Team 12: Experiment Synthesis

Team 12: Experiment Synthesis

As part of our testing, we ran three experiments. The first experiment was around scheduling, and tested the assumption that we could use a scheduling tool to plan out when people would be using social media. The second and third experiments were focused on user behavior – if users viewed posts more than stories, and if users would read and follow prompts on stories and feeds. 

Our previous blog post describes our thought process further.

EXPERIMENT 1: Scheduling

For our first experiment, we recruited people who had expressed interest to us in the past, or who were already part of our experiment. We had Catinca and Kevin, who participated in our previous experiment, and Sarah, who had expressed interest in the initial trial of the project, but hadn’t been able to participate. All three are users who align to our Social Sally persona, and want to reduce their screen time.

Our experiment followed our test card closely. We asked our participants to share their calendar if they used one, or if they didn’t, to write out their schedule and then compare it to what they actually did throughout the day. With our real intervention, we expect people to put in general schedules, or connect with their existing calendars, so we let people be as specific or general as they wanted when scheduling their day.

(See our detailed results here!)

In our results, we found lots of deviation from everyone’s plans. Kevin, for example, planned to golf. However, there was a tournament at the course, so he had to change his plans once he woke up. Sarah thought she had a class on Monday, but realized that she had no class due to the long weekend. The major chunks of time – like class, pre-set meetings, meal times – roughly stayed the same. However, a lot of shorter chunks of time like workouts, wake-up/sleeping times, and unstructured leisure time changed a lot from what each participant expected. Moving forward, we will need to think about ways to incorporate this flexibility into our scheduler tool.

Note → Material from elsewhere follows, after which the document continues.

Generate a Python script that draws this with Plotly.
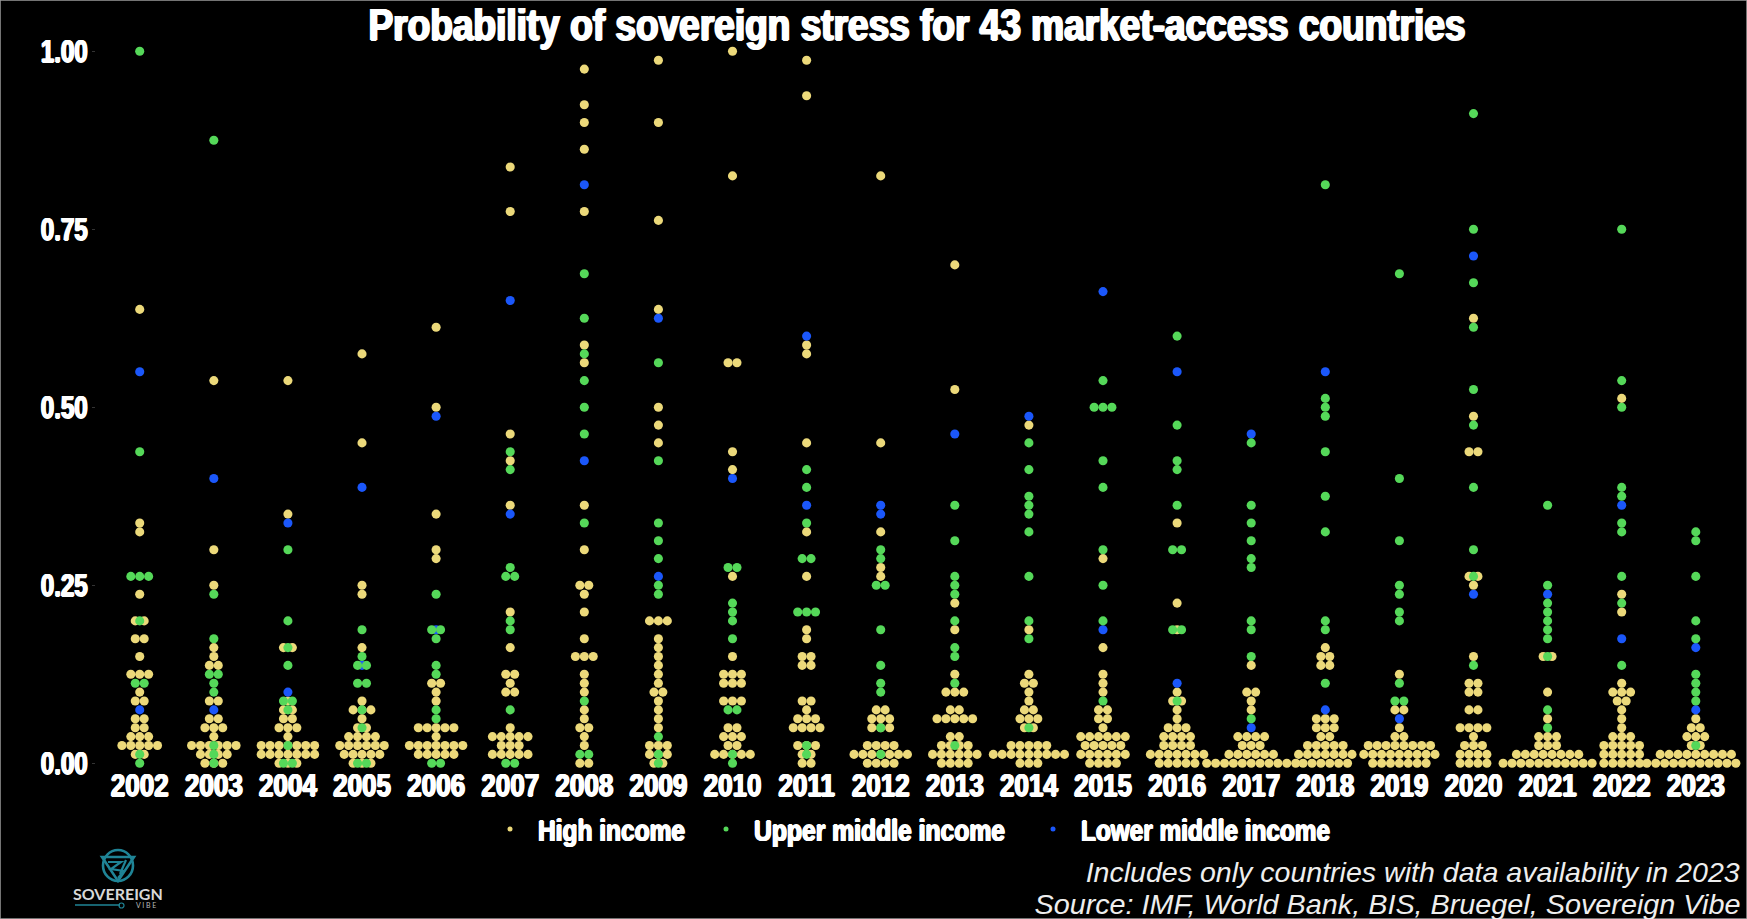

Overall results: Out of 27 expected schedule items, our participants planned correctly for 8 of them. This is about a 30% correct rate, much lower than our expectation of 80%.

EXPERIMENTS 2 & 3

For our second and third experiment, we utilized the following our account already had from the previous intervention study, as well as any classmates who chose to follow the account after we shared the link with the class. We conducted it this way because, due to the nature of the experiment as measuring how often people naturally read what they scroll past on Instagram, we did not want those involved in the experiment to know what we were measuring or pay any more attention to our posts than they would have otherwise. We mentioned to classmates and followers who asked that we would be conducting a test for 3 days, but did not provide any details in order to get the most natural actions on their ends. These followers and classmates were also ones who tended to be more active on Instagram and thus more in line with our Social Sally persona. 

For these tests, we relied on Instagram analytics. For test 2, we were trying to see if posts or stories got more views. Our story views from days 1-3 were 9, 7, and 9, and our post’s accounts were 8, 8, and 8. This was about the same – people viewed Instagram stories and posts with the same frequency.

For test three, we had the following results:

(See our detailed Instagram analytics screenshots here)

  • Day 1/post 1:
    • 3 comments on post 1 (out of 8 accounts reached)
    • 6 people react to the story correctly (out of 9 story impressions)
    • Feed post less than 50%, story reaction greater than 50%
  • Day 2/post 2:
    • 3 comments on post 2 (out of 8 accounts reached)
    • 2 people responded to story -> responding with name (out of 7 story impressions)
    • Both feed and story were less than 50%
  • Day 3/post 3:
    • 2 likes on post 3 (out of 8 accounts reached)
    • 4 correct reactions from story, 1 reaction but incorrect reaction (out of 9 story impressions)
    • Both feed and story were less than 50%

This tells us that less than 50% of people who see the post do the right action.